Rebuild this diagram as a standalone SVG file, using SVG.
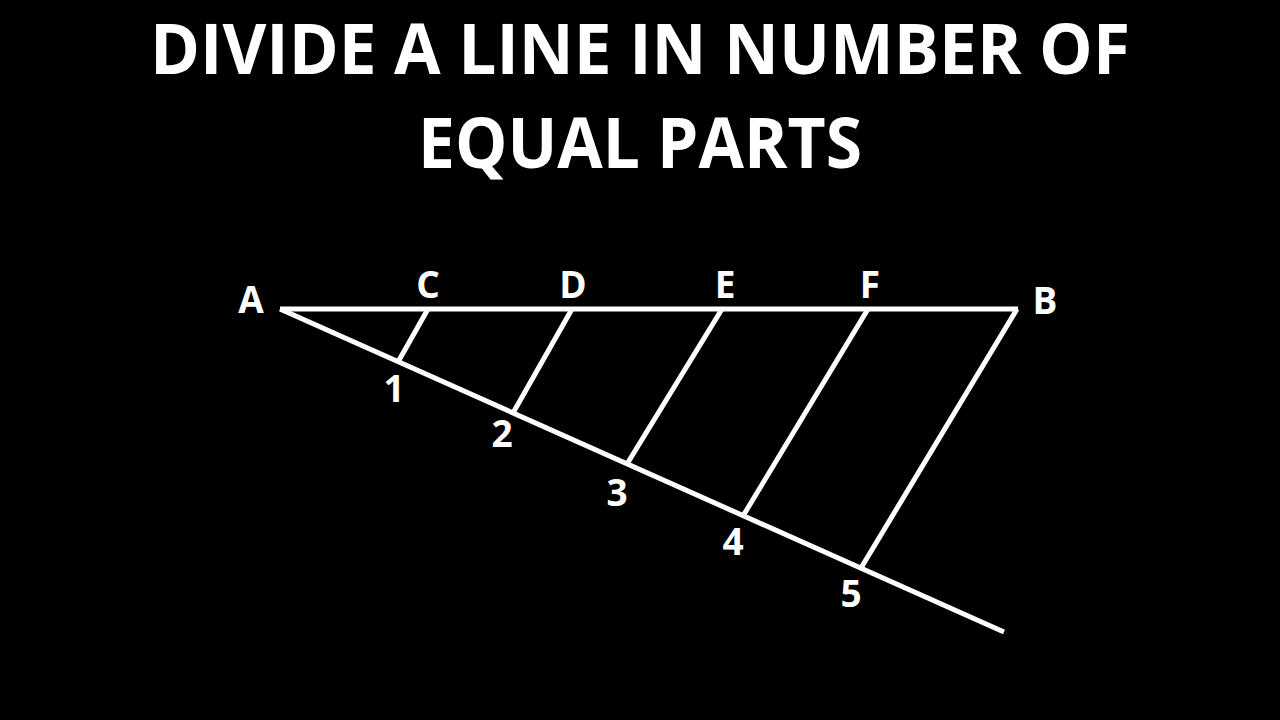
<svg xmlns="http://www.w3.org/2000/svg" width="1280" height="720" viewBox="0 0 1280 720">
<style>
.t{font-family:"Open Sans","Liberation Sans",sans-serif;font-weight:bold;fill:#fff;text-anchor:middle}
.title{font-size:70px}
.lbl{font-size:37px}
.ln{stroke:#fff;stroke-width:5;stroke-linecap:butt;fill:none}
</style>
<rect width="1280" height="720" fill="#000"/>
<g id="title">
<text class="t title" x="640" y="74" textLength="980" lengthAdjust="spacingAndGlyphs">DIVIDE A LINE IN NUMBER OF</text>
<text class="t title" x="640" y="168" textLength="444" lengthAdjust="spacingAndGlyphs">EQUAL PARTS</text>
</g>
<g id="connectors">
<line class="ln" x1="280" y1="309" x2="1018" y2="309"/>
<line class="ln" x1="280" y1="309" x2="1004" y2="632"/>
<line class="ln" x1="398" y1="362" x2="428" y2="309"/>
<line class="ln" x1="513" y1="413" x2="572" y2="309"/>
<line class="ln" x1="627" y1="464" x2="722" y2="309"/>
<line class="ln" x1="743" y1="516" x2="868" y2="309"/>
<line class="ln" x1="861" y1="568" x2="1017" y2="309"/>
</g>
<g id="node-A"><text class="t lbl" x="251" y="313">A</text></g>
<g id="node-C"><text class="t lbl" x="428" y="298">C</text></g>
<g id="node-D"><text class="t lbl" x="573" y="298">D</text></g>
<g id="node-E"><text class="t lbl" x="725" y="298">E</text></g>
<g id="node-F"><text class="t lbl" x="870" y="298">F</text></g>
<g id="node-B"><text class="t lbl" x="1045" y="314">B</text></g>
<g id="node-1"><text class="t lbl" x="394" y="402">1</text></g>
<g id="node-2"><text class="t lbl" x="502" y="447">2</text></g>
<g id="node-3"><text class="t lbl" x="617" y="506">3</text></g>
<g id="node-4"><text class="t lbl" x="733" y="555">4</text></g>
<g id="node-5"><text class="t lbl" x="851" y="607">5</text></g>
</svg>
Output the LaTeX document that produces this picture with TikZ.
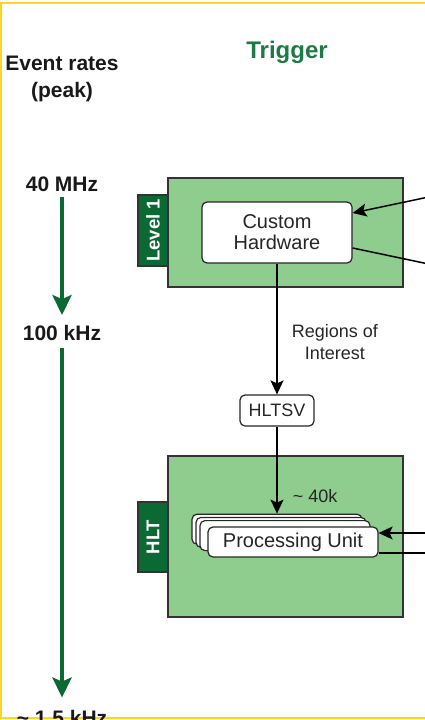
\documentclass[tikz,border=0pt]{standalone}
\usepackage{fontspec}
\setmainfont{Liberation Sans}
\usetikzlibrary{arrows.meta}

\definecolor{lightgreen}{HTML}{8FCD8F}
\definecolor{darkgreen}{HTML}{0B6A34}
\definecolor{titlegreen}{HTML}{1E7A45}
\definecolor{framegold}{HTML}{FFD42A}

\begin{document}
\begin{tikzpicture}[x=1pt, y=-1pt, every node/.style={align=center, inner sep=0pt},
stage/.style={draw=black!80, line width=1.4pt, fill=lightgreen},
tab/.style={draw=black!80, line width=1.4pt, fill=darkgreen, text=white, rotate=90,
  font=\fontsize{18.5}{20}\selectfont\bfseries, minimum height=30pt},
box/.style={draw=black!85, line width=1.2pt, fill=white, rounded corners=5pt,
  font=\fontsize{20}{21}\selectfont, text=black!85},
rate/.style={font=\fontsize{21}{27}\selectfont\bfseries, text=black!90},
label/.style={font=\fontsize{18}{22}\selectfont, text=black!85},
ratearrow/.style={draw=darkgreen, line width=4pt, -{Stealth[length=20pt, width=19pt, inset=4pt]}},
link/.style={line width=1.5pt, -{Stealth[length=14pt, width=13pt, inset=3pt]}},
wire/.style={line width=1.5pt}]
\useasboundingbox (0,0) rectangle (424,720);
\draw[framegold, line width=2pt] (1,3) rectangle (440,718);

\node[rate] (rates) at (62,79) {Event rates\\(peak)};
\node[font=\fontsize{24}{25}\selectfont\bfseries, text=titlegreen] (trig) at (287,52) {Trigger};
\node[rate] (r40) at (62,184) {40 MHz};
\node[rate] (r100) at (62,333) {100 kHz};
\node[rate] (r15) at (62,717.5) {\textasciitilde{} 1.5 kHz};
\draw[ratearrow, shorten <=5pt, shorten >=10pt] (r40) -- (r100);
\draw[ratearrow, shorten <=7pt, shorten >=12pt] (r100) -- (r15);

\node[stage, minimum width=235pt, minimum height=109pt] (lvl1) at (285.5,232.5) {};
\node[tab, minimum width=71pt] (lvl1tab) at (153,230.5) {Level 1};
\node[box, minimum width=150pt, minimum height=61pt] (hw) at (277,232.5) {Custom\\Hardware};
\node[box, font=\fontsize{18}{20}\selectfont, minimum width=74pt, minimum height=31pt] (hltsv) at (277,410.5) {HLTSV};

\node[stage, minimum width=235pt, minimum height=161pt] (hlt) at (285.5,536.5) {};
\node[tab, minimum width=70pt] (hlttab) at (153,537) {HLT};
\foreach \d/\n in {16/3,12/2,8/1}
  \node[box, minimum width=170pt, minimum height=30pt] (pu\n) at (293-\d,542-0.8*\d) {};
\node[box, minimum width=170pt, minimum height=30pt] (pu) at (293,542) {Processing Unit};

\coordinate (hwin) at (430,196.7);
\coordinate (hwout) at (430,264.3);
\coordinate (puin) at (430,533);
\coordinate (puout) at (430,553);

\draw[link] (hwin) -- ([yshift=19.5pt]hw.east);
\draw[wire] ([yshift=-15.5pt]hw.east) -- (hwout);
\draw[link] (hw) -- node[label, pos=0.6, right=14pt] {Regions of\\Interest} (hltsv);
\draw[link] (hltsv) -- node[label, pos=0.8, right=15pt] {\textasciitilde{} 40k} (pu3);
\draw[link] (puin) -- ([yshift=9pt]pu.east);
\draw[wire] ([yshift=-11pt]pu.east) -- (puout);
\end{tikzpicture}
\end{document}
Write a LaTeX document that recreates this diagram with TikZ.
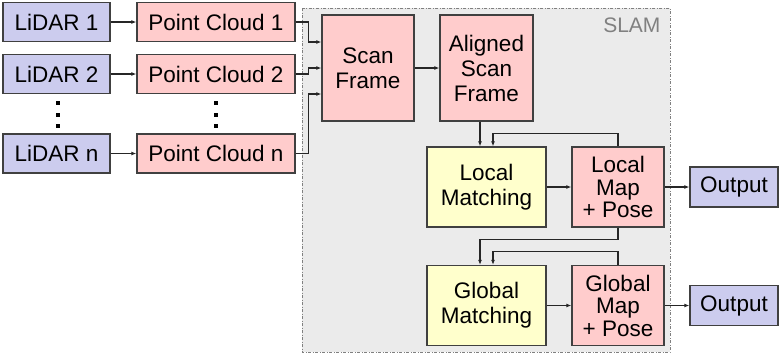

========

Exercise description:
Write out the entries above verbatim; the pictures do not belong in your copy.

Result of this exercise:
Rebuild this diagram as a standalone SVG file, using SVG.
<svg xmlns="http://www.w3.org/2000/svg" width="1280" height="720" viewBox="0 0 1280 720">
<style>
.t{font-family:"Open Sans","Liberation Sans",sans-serif;font-weight:bold;fill:#fff;text-anchor:middle}
.title{font-size:70px}
.lbl{font-size:37px}
.ln{stroke:#fff;stroke-width:5;stroke-linecap:butt;fill:none}
</style>
<rect width="1280" height="720" fill="#000"/>
<g id="title">
<text class="t title" x="640" y="74" textLength="980" lengthAdjust="spacingAndGlyphs">DIVIDE A LINE IN NUMBER OF</text>
<text class="t title" x="640" y="168" textLength="444" lengthAdjust="spacingAndGlyphs">EQUAL PARTS</text>
</g>
<g id="connectors">
<line class="ln" x1="280" y1="309" x2="1018" y2="309"/>
<line class="ln" x1="280" y1="309" x2="1004" y2="632"/>
<line class="ln" x1="398" y1="362" x2="428" y2="309"/>
<line class="ln" x1="513" y1="413" x2="572" y2="309"/>
<line class="ln" x1="627" y1="464" x2="722" y2="309"/>
<line class="ln" x1="743" y1="516" x2="868" y2="309"/>
<line class="ln" x1="861" y1="568" x2="1017" y2="309"/>
</g>
<g id="node-A"><text class="t lbl" x="251" y="313">A</text></g>
<g id="node-C"><text class="t lbl" x="428" y="298">C</text></g>
<g id="node-D"><text class="t lbl" x="573" y="298">D</text></g>
<g id="node-E"><text class="t lbl" x="725" y="298">E</text></g>
<g id="node-F"><text class="t lbl" x="870" y="298">F</text></g>
<g id="node-B"><text class="t lbl" x="1045" y="314">B</text></g>
<g id="node-1"><text class="t lbl" x="394" y="402">1</text></g>
<g id="node-2"><text class="t lbl" x="502" y="447">2</text></g>
<g id="node-3"><text class="t lbl" x="617" y="506">3</text></g>
<g id="node-4"><text class="t lbl" x="733" y="555">4</text></g>
<g id="node-5"><text class="t lbl" x="851" y="607">5</text></g>
</svg>
Output the LaTeX document that produces this picture with TikZ.
\documentclass[tikz,border=0pt]{standalone}
\usepackage{fontspec}
\setmainfont{Liberation Sans}
\usetikzlibrary{arrows.meta}

\definecolor{lightgreen}{HTML}{8FCD8F}
\definecolor{darkgreen}{HTML}{0B6A34}
\definecolor{titlegreen}{HTML}{1E7A45}
\definecolor{framegold}{HTML}{FFD42A}

\begin{document}
\begin{tikzpicture}[x=1pt, y=-1pt, every node/.style={align=center, inner sep=0pt},
stage/.style={draw=black!80, line width=1.4pt, fill=lightgreen},
tab/.style={draw=black!80, line width=1.4pt, fill=darkgreen, text=white, rotate=90,
  font=\fontsize{18.5}{20}\selectfont\bfseries, minimum height=30pt},
box/.style={draw=black!85, line width=1.2pt, fill=white, rounded corners=5pt,
  font=\fontsize{20}{21}\selectfont, text=black!85},
rate/.style={font=\fontsize{21}{27}\selectfont\bfseries, text=black!90},
label/.style={font=\fontsize{18}{22}\selectfont, text=black!85},
ratearrow/.style={draw=darkgreen, line width=4pt, -{Stealth[length=20pt, width=19pt, inset=4pt]}},
link/.style={line width=1.5pt, -{Stealth[length=14pt, width=13pt, inset=3pt]}},
wire/.style={line width=1.5pt}]
\useasboundingbox (0,0) rectangle (424,720);
\draw[framegold, line width=2pt] (1,3) rectangle (440,718);

\node[rate] (rates) at (62,79) {Event rates\\(peak)};
\node[font=\fontsize{24}{25}\selectfont\bfseries, text=titlegreen] (trig) at (287,52) {Trigger};
\node[rate] (r40) at (62,184) {40 MHz};
\node[rate] (r100) at (62,333) {100 kHz};
\node[rate] (r15) at (62,717.5) {\textasciitilde{} 1.5 kHz};
\draw[ratearrow, shorten <=5pt, shorten >=10pt] (r40) -- (r100);
\draw[ratearrow, shorten <=7pt, shorten >=12pt] (r100) -- (r15);

\node[stage, minimum width=235pt, minimum height=109pt] (lvl1) at (285.5,232.5) {};
\node[tab, minimum width=71pt] (lvl1tab) at (153,230.5) {Level 1};
\node[box, minimum width=150pt, minimum height=61pt] (hw) at (277,232.5) {Custom\\Hardware};
\node[box, font=\fontsize{18}{20}\selectfont, minimum width=74pt, minimum height=31pt] (hltsv) at (277,410.5) {HLTSV};

\node[stage, minimum width=235pt, minimum height=161pt] (hlt) at (285.5,536.5) {};
\node[tab, minimum width=70pt] (hlttab) at (153,537) {HLT};
\foreach \d/\n in {16/3,12/2,8/1}
  \node[box, minimum width=170pt, minimum height=30pt] (pu\n) at (293-\d,542-0.8*\d) {};
\node[box, minimum width=170pt, minimum height=30pt] (pu) at (293,542) {Processing Unit};

\coordinate (hwin) at (430,196.7);
\coordinate (hwout) at (430,264.3);
\coordinate (puin) at (430,533);
\coordinate (puout) at (430,553);

\draw[link] (hwin) -- ([yshift=19.5pt]hw.east);
\draw[wire] ([yshift=-15.5pt]hw.east) -- (hwout);
\draw[link] (hw) -- node[label, pos=0.6, right=14pt] {Regions of\\Interest} (hltsv);
\draw[link] (hltsv) -- node[label, pos=0.8, right=15pt] {\textasciitilde{} 40k} (pu3);
\draw[link] (puin) -- ([yshift=9pt]pu.east);
\draw[wire] ([yshift=-11pt]pu.east) -- (puout);
\end{tikzpicture}
\end{document}
Write a LaTeX document that recreates this diagram with TikZ.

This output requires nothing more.